The botanas platter ($10.99) delivered mixed results. Acceptable items included the grilled chunks of fajita and chicken and two shrimp. The chicken quesadilla was lackluster. A small, bowl-shaped chip held about a tablespoon of chile con queso, and the guacamole paled in comparison to the tableside version. Two stuffed jalapeños were covered in a mealy, unappealing cracker-cereal coating, and the two tacos al pastor were filled with excessively dry pork.
The Durango platter ($12.99) featured a mole chicken enchilada void of vibrancy, a bland spinach enchilada and a cheese chile relleno. Our server offered to substitute a more flavorful beef picadillo relleno, which turned out to be a good choice.
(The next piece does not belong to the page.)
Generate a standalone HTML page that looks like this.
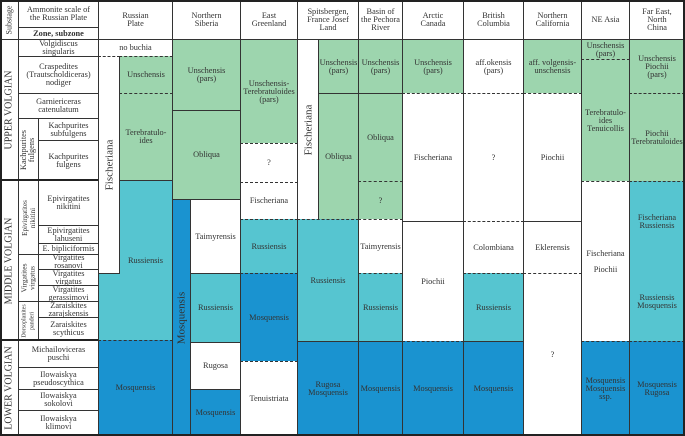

In the camarones escondidos ($16.99), a chicken breast was split and a shrimp was inserted, sandwich-like, in each side (not exactly my idea of stuffed chicken breasts, particularly when compared with other Mexican restaurants in town). It was topped with spinach and a spicy chipotle-wine sauce and served with rice and sautéed vegetables.
For dessert, there was serviceable apple pie ($4.49) and apple-filled crepes ($4.99), both topped with ice cream.
The ambience was shattered by five flat-screen televisions placed high on the walls in the bar area. When the Miami-Dallas basketball championship game came on, someone cranked up the volume, and the restaurant became a sports bar — not my idea of fine dining. Upscale restaurants are no place for blaring televisions. If I've said it once, I've said it a dozen times: If I wanted a TV dinner, I'd stay home.
After that disappointing experience, I returned a few days later with another companion for a second meal.
The restaurant fared better with two dishes this time around: the queso Laredo ($7.99) mixed with taco meat and pico de gallo, and the achiote-roasted pork quesadillas ($11.99).
However, the carne asada ($16.49) was tough, and the dessert removed any doubts about the place.
The slice of flan ($4.29) had been cut with a knife that had just sliced raw onions, leaving onion juice along both sides of the custard — hardly an indication of a highly competent kitchen.
Cantina Laredo has a lot of work to do. On average, the food there is merely acceptable, which merits neither a star nor a recommendation to drive across town to eat there.